Le previsioni dell’estate emiliano romagnola confortano. Un’altro nome va ad aggiungersi alla frescura artistica che giungerà a salvare quelli che rimaranno in regione. Il 29 e 30 Luglio la cantautrice polistrumentista Julia Holter suonerà rispettivamente all’Hana-Bi di Marina di Ravenna (dove potrete anche ammollare i piedi in Adriatico) e al Sun-Agostino di Modena. Saranno le uniche date del tour italiano.

La Holter non solo è cittadina, ma anche nativa di Los Angeles; può sembrare un dato irrilevante ma per un musicista affermato è un caso più unico che raro: nemmeno i Red Hot Chili Peppers sono originari di L.A., nemmeno The Doors; in questo momento vengono in mente solo The Byrds. La Holter è figlia d’arte, il padre ha suonato la chitarra persino con quel dio vivente di Pete Seeger mentre la madre è quello che noi definiremo un barone universitario. Prima di darsi alla musica la nostra lavorava per una organizzazione non-profit e solo dopo essersi laureata in Composizione presso la scuola d’arte losangelina CalArts ha cominciato a muovere i primi passi nel mondo della musica.

Nel 2010 accompagnava Linda Perhacs (artista a cui è bastato un album per entrare nell’olimpo undeground del beat-folk statunitense, e per collaborare con Devendra Banhart). É nel 2011, all’età di venticinque anni, che pubblica il suo primo album per l’etichetta Leaving dal titolo Tragedy. Un titolo molto ambizioso, il riferimento è nientepopodimeno che l’Ippolito di Euripide, anche la struttura cerca di ricalcare quello della tragedia greca con tanto di introduzione, interludio e finale. A Marzo del 2012 esce Ekstasis il suo secondo LP per la RVNG; la recente ristampa è l’occasione del tour italiano – o meglio, emiliano-romagnolo.

La Holter può essere ricondotta a quel movimento che è stato definito New Weird America. Le sue composizioni poggiano su strutture e suoni prettamente elettronici che ne vanno a mutare la matrice basilarmente folk. Composizioni minimali, sognanti ed eteree; melopee evocative, stranianti. L’uso di Drum Machine, Synth, arpeggiatori e il forte riverbero della voce imbastiscono un’atmosfera rosea e pscichedelica. Ma a volte la Holter va a pesca di emozioni in pozzi profondi e ovattati, fatti di echi neri e umidi (questa l’impressione lasciata da Boy in the Moon da Ekstasis). Lo iato artistico in questa giovane californiana a volte è forse troppo violento e ricercato.
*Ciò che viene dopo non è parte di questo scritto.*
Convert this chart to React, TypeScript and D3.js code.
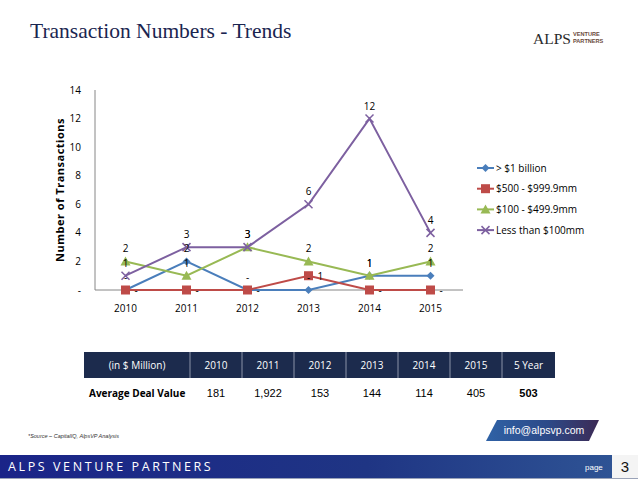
import * as d3 from "d3";

const years = ["2010", "2011", "2012", "2013", "2014", "2015"];
const overBillion = [0, 2, 0, 0, 1, 1];
const midHigh = [0, 0, 0, 1, 0, 0];
const midLow = [2, 1, 3, 2, 1, 2];
const underHundred = [1, 3, 3, 6, 12, 4];
const yTicks = [0, 2, 4, 6, 8, 10, 12, 14];

const tableHeader = ["(in $ Million)", "2010", "2011", "2012", "2013", "2014", "2015", "5 Year"];
const dealValues = ["181", "1,922", "153", "144", "114", "405", "503"];

const series = [
  { name: "> $1 billion", values: overBillion, color: "#4a7ebb", marker: "diamond", labelPos: "top" },
  { name: "$500 - $999.9mm", values: midHigh, color: "#be4b48", marker: "square", labelPos: "right" },
  { name: "$100 - $499.9mm", values: midLow, color: "#98b954", marker: "triangle", labelPos: "top" },
  { name: "Less than $100mm", values: underHundred, color: "#7d60a0", marker: "x", labelPos: "top" },
];

const W = 638;
const H = 479;
const plot = { left: 95, top: 90, width: 366, height: 200 };
const chartFont = "'Open Sans', sans-serif";

function Marker({ kind, x, y, color }: { kind: string; x: number; y: number; color: string }) {
  if (kind === "diamond") {
    return <path d={`M${x},${y - 4}L${x + 4},${y}L${x},${y + 4}L${x - 4},${y}Z`} fill={color} />;
  }
  if (kind === "square") {
    return <rect x={x - 4.5} y={y - 4.5} width={9} height={9} fill={color} />;
  }
  if (kind === "triangle") {
    return <path d={`M${x},${y - 5}L${x + 5},${y + 4}L${x - 5},${y + 4}Z`} fill={color} />;
  }
  return (
    <path
      d={`M${x - 4},${y - 4}L${x + 4},${y + 4}M${x - 4},${y + 4}L${x + 4},${y - 4}`}
      stroke={color}
      strokeWidth={1.5}
    />
  );
}

function Chart() {
  const x = d3
    .scaleBand<string>()
    .domain(years)
    .range([plot.left, plot.left + plot.width]);
  const y = d3
    .scaleLinear()
    .domain([0, 14])
    .range([plot.top + plot.height, plot.top]);
  const cx = (yr: string) => (x(yr) ?? 0) + x.bandwidth() / 2;
  const line = d3
    .line<number>()
    .x((_, i) => cx(years[i]))
    .y((d) => y(d));
  const fmt = (v: number) => (v === 0 ? "-" : String(v));

  return (
    <g fontFamily={chartFont}>
      {/* axes */}
      <line x1={plot.left} x2={plot.left} y1={plot.top} y2={y(0)} stroke="#868686" />
      <line x1={plot.left} x2={plot.left + plot.width + 2} y1={y(0)} y2={y(0)} stroke="#868686" />
      {yTicks.map((t) => (
        <text key={t} x={81} y={y(t) + 3.5} fontSize={10} textAnchor="end" fill="#000">
          {t === 0 ? "-" : t}
        </text>
      ))}
      {years.map((yr) => (
        <text key={yr} x={cx(yr)} y={312} fontSize={10} textAnchor="middle" fill="#000">
          {yr}
        </text>
      ))}
      <text
        transform={`translate(64,${plot.top + plot.height / 2}) rotate(-90)`}
        fontSize={11}
        fontWeight="bold"
        letterSpacing={0.5}
        textAnchor="middle"
      >
        Number of Transactions
      </text>

      {/* series lines and markers */}
      {series.map((s) => (
        <g key={s.name}>
          <path d={line(s.values) ?? ""} fill="none" stroke={s.color} strokeWidth={2} />
          {s.values.map((v, i) => (
            <Marker key={i} kind={s.marker} x={cx(years[i])} y={y(v)} color={s.color} />
          ))}
        </g>
      ))}

      {/* data labels */}
      {series.map((s) =>
        s.values.map((v, i) => {
          const px = cx(years[i]);
          const py = y(v);
          return s.labelPos === "right" ? (
            <text key={s.name + i} x={px + 9} y={py + 4} fontSize={10} fill="#000">
              {fmt(v)}
            </text>
          ) : (
            <text key={s.name + i} x={px} y={py - 9} fontSize={10} textAnchor="middle" fill="#000">
              {fmt(v)}
            </text>
          );
        })
      )}

      {/* legend */}
      {series.map((s, i) => {
        const ly = 168 + i * 20.7;
        return (
          <g key={s.name}>
            <line x1={477} x2={494} y1={ly} y2={ly} stroke={s.color} strokeWidth={2} />
            <Marker kind={s.marker} x={485.5} y={ly} color={s.color} />
            <text x={496} y={ly + 3.6} fontSize={10} fill="#000">
              {s.name}
            </text>
          </g>
        );
      })}
    </g>
  );
}

function DealTable() {
  const colEdges = [84, 190, 242, 294, 346, 398, 450, 502, 555];
  const top = 352;
  const headH = 26;
  return (
    <g>
      <rect x={colEdges[0]} y={top} width={colEdges[8] - colEdges[0]} height={headH} fill="#1c2b4d" />
      {colEdges.slice(1, -1).map((e) => (
        <line key={e} x1={e} x2={e} y1={top} y2={top + headH} stroke="#8a93a8" strokeWidth={1} />
      ))}
      {tableHeader.map((h, i) => (
        <text
          key={h}
          x={(colEdges[i] + colEdges[i + 1]) / 2}
          y={top + 17}
          fontSize={10}
          fill="#fff"
          textAnchor="middle"
          fontFamily={chartFont}
        >
          {h}
        </text>
      ))}
      <text x={89} y={397} fontSize={10} fontWeight="bold" fontFamily={chartFont}>
        Average Deal Value
      </text>
      {dealValues.map((v, i) => (
        <text
          key={i}
          x={(colEdges[i + 1] + colEdges[i + 2]) / 2}
          y={397}
          fontSize={11}
          textAnchor="middle"
          fontWeight={i === dealValues.length - 1 ? "bold" : "normal"}
          fontFamily="'Liberation Sans', Arial, sans-serif"
        >
          {v}
        </text>
      ))}
    </g>
  );
}

export default function App() {
  return (
    <svg
      width={W}
      height={H}
      style={{ position: "absolute", left: 0, top: 0, background: "#fff" }}
    >
      <defs>
        <linearGradient id="footer" x1="0" x2="1" y1="0" y2="0">
          <stop offset="0" stopColor="#1a2488" />
          <stop offset="0.6" stopColor="#1f3584" />
          <stop offset="1" stopColor="#2e5394" />
        </linearGradient>
        <linearGradient id="mail" x1="0" x2="1" y1="0" y2="0">
          <stop offset="0" stopColor="#2f62a6" />
          <stop offset="0.55" stopColor="#2c4a88" />
          <stop offset="1" stopColor="#3d2a55" />
        </linearGradient>
      </defs>

      {/* header */}
      <text x={30} y={38} fontSize={21.5} fontFamily="'Liberation Serif', 'Times New Roman', serif" fill="#1a2550">
        Transaction Numbers - Trends
      </text>
      <text x={533} y={44} fontSize={15.5} fontFamily="'Liberation Serif', serif" fill="#2a2a2a">
        ALPS
      </text>
      <text x={573} y={36} fontSize={5.6} fontFamily="'Liberation Sans', sans-serif" fill="#6b4a3a" fontWeight="bold">
        VENTURE
      </text>
      <text x={573} y={43} fontSize={5.6} fontFamily="'Liberation Sans', sans-serif" fill="#6b4a3a" fontWeight="bold">
        PARTNERS
      </text>

      <Chart />
      <DealTable />

      {/* footnote and contact */}
      <text x={28} y={438} fontSize={5.5} fontStyle="italic" fontFamily="'Liberation Sans', sans-serif" fill="#333">
        *Source – CapitalIQ, AlpsVP Analysis
      </text>
      <path d="M497,420L599,420L589,441L486,441Z" fill="url(#mail)" />
      <text x={544} y={434} fontSize={10.5} fill="#fff" textAnchor="middle" fontFamily="'Liberation Sans', Arial, sans-serif">
        info@alpsvp.com
      </text>

      {/* footer band */}
      <rect x={0} y={455} width={612} height={23} fill="url(#footer)" />
      <rect x={612} y={455} width={26} height={23} fill="#f4f4f4" />
      <line x1={0} x2={638} y1={478.5} y2={478.5} stroke="#9aa3b8" />
      <text x={8} y={471} fontSize={12.5} fill="#fff" letterSpacing={2.6} fontFamily={chartFont}>
        ALPS VENTURE PARTNERS
      </text>
      <text x={585} y={470} fontSize={8} fill="#fff" fontFamily="'Liberation Sans', sans-serif">
        page
      </text>
      <text x={625} y={472} fontSize={15} fill="#111" textAnchor="middle" fontFamily="'Liberation Sans', sans-serif">
        3
      </text>
    </svg>
  );
}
Sarà il connubbio di una madre esperta storica e di un padre eccellente musicista a portare la nostra a ricercare vette così alte da farle scrivere canzoni come Try to make your self a work of art – manifesto programmatico, e nel titolo e nella forma musicale, di questo sforzo.

Va detto che nell’ultimo album, a differenza del precedente  (di cui fa parte il brano appena citato), la Holter si prende meno sul serio; il tono intelletualoide viene stemperato a vantaggio di una maggiore freschezza ed immediatezza delle composizioni. É forse stata con questa acquisita capacità alla leggerezza che Ekstatsis ha fatto breccia nel pubblico e negli addetti ai lavori (i paragoni si sono sprecati: Laurie Anderson, Julianna Barwick, Kate Bush e Joanna Newsom), brani come In the Same Room e Goddess Eyes II (di cui potete gustare anche il recente video realizzato dalla video-artista Yelena Zhelezov) sono davvero godibili. Certo, continua a rimanere un’artista non consigliabile agli amanti delle strutture melodiche solide e strutturate.